» Job:
Find the word "this" in the listing; pull out each line holding it.

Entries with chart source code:
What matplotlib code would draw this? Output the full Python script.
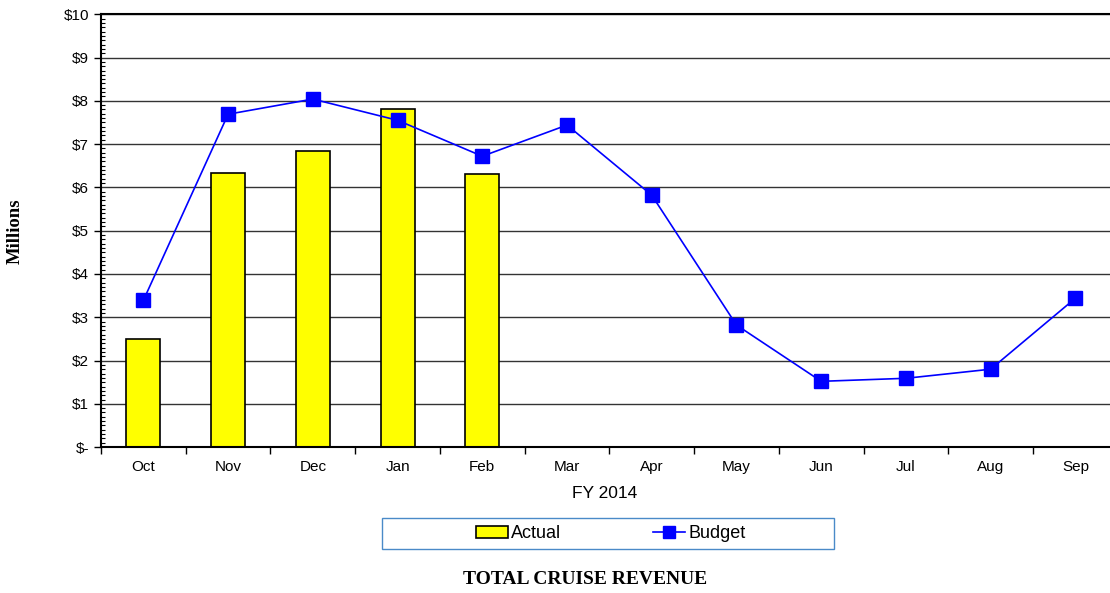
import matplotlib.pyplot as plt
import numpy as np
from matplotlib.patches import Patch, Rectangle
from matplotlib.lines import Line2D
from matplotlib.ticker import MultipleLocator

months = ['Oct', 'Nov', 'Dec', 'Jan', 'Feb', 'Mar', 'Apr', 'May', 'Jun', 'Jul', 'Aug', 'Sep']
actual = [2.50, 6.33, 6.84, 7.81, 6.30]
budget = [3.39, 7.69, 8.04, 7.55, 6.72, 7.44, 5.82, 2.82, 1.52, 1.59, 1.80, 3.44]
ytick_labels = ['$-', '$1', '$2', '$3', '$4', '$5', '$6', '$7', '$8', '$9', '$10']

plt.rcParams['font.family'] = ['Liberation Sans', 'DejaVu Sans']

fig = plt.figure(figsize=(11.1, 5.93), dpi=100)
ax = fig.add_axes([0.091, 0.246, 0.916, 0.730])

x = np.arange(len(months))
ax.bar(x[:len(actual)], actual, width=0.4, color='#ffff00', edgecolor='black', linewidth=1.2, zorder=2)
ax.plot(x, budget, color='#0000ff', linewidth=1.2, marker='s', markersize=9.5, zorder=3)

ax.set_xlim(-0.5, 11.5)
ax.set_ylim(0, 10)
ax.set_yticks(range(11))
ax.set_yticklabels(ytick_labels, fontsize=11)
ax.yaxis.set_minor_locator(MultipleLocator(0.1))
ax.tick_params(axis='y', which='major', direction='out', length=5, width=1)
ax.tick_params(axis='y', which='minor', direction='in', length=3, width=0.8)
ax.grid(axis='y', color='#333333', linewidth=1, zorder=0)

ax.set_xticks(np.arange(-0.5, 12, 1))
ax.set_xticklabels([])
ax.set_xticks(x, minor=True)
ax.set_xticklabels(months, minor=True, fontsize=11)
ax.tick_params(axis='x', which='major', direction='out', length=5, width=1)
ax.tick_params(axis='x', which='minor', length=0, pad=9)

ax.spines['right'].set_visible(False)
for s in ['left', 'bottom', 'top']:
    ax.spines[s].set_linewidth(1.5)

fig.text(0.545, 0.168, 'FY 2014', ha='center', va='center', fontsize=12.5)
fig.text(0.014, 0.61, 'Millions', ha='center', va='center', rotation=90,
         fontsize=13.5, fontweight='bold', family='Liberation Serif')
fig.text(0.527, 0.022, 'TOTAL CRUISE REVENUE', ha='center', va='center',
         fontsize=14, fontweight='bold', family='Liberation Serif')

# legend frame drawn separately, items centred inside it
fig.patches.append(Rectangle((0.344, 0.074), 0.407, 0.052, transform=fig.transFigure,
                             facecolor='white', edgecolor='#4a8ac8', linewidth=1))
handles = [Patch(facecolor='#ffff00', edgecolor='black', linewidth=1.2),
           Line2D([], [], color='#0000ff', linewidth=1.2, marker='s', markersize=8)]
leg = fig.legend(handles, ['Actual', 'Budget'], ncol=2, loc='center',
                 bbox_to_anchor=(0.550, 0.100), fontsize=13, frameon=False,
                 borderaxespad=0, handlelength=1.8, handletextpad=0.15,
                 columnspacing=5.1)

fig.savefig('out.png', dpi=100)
==
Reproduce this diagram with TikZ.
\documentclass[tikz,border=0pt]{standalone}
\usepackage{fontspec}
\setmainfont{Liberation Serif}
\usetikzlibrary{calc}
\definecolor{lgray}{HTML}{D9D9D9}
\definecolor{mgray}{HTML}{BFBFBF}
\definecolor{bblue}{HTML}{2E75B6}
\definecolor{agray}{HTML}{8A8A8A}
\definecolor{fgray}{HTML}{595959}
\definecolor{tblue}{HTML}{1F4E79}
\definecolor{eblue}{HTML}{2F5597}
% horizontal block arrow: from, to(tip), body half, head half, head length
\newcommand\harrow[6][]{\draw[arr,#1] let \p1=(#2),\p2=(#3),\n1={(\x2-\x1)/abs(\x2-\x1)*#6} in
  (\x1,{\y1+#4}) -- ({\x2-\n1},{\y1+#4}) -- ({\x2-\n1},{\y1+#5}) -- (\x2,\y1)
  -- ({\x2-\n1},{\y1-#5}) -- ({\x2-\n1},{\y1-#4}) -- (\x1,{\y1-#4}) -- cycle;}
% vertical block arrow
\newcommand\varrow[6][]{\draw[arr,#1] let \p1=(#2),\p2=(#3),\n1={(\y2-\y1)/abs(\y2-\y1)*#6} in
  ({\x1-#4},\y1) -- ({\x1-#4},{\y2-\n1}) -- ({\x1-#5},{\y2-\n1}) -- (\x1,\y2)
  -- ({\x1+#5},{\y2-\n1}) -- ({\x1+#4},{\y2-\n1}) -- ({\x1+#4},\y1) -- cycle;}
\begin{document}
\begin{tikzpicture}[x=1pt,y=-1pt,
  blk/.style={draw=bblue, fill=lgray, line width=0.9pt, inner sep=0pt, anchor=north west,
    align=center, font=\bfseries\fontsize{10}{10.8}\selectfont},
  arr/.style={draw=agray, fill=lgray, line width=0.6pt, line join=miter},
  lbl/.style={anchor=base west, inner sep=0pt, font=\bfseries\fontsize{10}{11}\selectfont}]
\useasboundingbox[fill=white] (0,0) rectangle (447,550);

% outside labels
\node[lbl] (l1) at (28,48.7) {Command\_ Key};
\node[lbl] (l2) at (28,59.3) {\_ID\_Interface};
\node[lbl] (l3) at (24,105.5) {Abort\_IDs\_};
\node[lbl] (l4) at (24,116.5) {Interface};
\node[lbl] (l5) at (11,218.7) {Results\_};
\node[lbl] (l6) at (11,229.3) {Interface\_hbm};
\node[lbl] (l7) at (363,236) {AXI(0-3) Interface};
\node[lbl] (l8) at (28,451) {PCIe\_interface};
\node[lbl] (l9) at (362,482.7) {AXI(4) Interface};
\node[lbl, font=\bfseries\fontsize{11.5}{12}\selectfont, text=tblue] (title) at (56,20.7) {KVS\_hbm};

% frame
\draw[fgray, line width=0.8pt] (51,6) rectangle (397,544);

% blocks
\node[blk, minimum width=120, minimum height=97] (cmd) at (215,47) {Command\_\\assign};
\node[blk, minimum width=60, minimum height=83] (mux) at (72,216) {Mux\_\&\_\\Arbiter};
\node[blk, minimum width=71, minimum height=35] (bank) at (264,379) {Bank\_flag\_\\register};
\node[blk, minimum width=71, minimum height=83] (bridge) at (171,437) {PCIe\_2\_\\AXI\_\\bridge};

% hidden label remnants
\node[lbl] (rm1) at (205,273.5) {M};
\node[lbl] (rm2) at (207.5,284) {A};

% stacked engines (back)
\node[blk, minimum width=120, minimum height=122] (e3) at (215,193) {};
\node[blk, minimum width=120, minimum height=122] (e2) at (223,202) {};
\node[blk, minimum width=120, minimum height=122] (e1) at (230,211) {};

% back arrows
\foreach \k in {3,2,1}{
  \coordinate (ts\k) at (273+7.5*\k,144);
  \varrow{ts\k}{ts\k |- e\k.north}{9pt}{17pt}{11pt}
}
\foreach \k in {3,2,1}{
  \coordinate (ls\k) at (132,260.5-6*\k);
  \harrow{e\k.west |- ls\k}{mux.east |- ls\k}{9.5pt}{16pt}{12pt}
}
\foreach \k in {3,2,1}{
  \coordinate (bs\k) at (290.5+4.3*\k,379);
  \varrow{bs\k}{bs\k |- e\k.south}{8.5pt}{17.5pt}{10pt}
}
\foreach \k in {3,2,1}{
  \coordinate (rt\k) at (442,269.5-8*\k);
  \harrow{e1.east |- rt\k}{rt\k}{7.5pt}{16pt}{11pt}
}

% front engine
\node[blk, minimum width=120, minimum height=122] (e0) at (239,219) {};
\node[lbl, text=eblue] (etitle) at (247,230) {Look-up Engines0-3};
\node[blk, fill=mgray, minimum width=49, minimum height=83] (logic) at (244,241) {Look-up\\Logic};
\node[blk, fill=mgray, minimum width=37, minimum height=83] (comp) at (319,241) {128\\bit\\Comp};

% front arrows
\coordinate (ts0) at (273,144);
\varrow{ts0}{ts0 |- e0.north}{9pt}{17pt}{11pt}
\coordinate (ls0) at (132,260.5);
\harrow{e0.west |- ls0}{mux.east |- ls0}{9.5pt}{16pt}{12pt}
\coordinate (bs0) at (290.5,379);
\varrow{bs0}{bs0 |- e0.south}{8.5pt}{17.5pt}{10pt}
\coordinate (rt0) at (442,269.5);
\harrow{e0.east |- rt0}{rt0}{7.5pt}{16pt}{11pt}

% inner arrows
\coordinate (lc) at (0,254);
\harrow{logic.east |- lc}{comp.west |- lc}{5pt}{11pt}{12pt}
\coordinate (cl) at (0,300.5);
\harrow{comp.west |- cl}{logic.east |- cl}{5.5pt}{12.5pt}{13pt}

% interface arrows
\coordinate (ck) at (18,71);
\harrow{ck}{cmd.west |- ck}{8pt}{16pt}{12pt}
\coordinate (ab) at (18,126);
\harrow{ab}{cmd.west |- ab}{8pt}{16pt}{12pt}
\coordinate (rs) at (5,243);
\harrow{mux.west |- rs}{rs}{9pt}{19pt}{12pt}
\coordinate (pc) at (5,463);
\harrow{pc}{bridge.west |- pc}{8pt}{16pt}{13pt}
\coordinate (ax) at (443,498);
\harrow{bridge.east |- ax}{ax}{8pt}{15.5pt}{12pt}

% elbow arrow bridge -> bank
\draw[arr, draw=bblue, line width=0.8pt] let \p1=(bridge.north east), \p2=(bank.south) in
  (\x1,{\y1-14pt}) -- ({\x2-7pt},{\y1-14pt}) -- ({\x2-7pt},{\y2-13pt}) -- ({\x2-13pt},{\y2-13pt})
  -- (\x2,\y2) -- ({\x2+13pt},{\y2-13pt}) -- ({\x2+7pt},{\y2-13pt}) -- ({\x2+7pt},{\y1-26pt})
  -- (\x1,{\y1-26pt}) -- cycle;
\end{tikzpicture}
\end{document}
* * *
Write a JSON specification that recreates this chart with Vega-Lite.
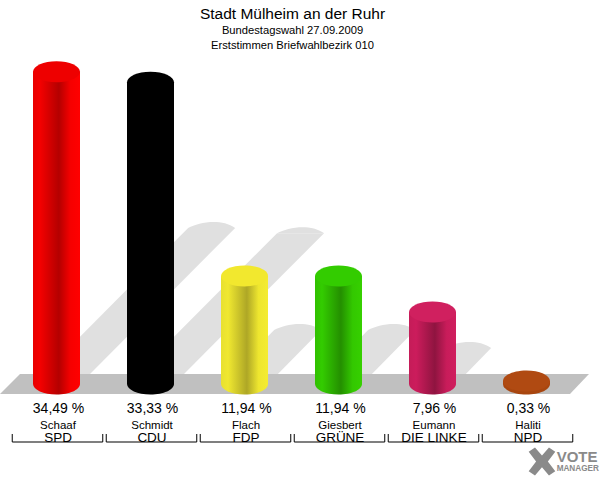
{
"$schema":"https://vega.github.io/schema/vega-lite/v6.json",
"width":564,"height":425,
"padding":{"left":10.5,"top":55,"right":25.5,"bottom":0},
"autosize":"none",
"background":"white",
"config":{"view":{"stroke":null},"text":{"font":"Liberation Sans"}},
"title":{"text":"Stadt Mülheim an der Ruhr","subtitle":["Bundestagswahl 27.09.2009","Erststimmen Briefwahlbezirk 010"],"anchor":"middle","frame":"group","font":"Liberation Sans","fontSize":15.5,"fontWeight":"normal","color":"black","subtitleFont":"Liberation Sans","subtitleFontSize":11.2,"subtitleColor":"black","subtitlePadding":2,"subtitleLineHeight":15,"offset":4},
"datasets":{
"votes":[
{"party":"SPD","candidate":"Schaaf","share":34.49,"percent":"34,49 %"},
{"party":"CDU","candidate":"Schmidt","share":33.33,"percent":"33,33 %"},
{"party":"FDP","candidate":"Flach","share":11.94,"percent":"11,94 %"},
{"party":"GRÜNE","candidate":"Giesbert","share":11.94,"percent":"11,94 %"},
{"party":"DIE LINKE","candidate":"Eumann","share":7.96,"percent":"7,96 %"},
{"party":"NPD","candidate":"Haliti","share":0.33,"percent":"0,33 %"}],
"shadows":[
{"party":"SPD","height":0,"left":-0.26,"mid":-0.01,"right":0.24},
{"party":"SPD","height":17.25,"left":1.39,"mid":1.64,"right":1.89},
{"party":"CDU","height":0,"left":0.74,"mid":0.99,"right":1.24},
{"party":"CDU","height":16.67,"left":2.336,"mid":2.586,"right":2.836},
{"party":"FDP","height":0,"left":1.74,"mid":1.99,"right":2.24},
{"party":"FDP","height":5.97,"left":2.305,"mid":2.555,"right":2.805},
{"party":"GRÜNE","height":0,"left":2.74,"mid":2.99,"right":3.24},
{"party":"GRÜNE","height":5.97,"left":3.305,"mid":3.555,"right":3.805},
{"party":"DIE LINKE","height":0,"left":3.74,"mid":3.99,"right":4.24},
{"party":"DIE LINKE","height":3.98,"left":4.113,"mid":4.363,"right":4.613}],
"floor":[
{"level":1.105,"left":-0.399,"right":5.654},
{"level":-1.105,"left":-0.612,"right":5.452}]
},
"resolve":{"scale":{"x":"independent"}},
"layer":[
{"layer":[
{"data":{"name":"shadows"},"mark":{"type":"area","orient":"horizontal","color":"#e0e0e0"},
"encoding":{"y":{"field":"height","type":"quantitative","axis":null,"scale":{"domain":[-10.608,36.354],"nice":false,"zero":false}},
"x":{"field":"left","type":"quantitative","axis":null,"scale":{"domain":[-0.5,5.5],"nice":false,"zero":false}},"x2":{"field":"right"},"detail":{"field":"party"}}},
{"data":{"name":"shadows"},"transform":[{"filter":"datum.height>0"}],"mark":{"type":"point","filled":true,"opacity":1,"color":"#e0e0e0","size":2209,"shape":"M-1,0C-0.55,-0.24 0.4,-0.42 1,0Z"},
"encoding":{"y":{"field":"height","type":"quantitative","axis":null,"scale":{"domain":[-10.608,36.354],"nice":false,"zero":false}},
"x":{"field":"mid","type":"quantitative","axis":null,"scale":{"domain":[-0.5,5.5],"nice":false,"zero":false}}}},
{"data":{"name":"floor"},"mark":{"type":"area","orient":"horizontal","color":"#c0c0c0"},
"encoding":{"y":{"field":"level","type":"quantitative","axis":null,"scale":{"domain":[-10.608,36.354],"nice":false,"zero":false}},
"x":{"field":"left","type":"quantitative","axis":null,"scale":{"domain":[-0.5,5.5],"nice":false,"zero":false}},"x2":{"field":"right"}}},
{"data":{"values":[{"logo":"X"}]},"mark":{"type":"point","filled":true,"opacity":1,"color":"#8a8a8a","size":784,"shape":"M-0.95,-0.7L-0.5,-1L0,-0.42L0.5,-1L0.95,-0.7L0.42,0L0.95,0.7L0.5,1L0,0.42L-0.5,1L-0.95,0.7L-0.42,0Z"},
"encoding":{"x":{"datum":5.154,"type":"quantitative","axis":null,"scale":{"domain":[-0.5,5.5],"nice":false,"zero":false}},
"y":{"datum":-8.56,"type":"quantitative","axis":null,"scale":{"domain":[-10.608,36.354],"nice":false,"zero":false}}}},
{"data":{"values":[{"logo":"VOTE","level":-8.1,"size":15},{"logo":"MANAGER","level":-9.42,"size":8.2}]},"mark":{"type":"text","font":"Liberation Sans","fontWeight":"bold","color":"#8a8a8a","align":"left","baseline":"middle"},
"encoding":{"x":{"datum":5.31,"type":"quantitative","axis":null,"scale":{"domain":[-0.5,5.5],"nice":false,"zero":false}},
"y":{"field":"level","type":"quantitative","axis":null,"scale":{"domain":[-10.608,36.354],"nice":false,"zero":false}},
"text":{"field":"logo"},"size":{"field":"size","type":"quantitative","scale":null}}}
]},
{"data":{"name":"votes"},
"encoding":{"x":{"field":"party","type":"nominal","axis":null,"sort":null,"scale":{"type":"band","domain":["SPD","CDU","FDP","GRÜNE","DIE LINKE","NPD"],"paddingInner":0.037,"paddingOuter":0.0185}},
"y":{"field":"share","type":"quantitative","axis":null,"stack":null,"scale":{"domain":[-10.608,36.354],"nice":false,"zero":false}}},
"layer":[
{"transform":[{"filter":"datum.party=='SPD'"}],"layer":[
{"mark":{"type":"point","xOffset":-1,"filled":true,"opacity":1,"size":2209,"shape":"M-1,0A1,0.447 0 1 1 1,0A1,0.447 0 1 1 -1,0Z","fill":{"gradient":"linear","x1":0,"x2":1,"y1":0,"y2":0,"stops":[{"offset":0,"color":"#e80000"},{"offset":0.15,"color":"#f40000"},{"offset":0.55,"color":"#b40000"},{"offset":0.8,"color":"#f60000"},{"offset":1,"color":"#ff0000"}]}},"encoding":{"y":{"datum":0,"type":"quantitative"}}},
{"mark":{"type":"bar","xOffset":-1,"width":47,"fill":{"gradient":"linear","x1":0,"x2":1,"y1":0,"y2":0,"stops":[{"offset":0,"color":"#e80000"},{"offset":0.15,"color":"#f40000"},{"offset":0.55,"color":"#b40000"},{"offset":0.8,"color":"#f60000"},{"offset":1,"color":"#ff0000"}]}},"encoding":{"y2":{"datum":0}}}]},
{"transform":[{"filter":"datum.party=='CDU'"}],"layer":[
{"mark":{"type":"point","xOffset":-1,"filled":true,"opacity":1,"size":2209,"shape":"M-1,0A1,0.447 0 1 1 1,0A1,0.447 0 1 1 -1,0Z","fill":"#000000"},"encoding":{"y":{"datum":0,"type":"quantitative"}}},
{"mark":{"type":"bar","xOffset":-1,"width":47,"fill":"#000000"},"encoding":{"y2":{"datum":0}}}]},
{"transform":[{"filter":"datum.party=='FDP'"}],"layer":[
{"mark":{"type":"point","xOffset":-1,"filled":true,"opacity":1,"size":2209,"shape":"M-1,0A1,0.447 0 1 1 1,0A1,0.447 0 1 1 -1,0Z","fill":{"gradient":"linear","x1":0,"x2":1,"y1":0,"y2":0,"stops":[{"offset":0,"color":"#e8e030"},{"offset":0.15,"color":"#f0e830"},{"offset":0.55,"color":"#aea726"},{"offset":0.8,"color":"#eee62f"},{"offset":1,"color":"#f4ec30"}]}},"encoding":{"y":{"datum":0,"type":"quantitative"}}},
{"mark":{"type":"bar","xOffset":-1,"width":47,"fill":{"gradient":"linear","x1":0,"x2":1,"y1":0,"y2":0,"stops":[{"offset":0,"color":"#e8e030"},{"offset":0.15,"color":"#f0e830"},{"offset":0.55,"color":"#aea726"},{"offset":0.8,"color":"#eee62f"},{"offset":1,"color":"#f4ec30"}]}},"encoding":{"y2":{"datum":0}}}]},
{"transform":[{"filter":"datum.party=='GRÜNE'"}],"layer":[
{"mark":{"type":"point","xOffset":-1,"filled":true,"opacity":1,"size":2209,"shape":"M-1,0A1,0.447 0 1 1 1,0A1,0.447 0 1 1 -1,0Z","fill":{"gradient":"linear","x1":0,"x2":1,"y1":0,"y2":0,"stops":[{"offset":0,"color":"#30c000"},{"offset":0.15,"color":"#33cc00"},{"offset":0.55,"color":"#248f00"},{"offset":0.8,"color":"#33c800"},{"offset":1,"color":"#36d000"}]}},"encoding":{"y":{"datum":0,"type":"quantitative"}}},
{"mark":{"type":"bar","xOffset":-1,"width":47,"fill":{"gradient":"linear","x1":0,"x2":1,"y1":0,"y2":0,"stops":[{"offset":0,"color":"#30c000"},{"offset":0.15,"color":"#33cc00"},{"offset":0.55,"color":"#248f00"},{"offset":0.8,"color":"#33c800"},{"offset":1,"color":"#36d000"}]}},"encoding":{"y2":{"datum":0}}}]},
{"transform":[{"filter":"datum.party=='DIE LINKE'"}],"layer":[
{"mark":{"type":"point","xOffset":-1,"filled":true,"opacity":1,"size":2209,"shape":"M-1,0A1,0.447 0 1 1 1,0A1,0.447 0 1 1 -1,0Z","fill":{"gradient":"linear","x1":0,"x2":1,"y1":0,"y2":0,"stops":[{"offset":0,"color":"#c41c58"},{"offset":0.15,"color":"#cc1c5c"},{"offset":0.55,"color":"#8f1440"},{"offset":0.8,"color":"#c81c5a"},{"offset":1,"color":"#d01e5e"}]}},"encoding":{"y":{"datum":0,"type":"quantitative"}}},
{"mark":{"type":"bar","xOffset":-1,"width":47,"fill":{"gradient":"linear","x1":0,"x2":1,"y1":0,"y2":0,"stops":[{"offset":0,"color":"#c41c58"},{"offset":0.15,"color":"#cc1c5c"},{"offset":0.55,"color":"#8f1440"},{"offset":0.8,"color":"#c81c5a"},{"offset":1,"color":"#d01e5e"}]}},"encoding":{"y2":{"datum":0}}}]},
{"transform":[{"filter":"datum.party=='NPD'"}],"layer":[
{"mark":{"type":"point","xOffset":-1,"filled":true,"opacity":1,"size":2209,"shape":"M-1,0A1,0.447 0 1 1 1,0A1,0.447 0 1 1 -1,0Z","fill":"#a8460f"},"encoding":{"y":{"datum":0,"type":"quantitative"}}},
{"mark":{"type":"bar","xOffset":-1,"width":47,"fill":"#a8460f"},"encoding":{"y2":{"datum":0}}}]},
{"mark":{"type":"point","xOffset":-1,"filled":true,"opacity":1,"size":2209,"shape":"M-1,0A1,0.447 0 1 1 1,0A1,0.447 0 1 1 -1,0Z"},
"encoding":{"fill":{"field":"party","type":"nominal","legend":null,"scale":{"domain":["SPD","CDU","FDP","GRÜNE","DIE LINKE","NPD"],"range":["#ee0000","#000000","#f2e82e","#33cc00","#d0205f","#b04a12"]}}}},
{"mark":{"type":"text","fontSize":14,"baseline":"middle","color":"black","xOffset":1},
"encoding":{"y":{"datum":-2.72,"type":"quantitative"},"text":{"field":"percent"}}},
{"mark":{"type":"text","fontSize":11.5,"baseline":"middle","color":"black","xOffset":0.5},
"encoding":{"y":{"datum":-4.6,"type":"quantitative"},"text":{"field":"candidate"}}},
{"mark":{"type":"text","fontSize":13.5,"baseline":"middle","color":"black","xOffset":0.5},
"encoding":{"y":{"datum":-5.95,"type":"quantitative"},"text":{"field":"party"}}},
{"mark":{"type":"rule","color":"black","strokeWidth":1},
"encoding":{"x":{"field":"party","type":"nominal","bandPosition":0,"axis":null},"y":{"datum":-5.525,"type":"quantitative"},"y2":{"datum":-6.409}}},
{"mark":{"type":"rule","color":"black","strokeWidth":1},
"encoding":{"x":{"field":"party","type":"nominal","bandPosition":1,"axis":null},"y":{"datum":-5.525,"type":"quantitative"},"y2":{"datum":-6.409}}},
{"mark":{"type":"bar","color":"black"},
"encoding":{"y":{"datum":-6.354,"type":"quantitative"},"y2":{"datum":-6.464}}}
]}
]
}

» Exercise answer:
What matplotlib code would draw this? Output the full Python script.
Reproduce this diagram with TikZ.
Write a JSON specification that recreates this chart with Vega-Lite.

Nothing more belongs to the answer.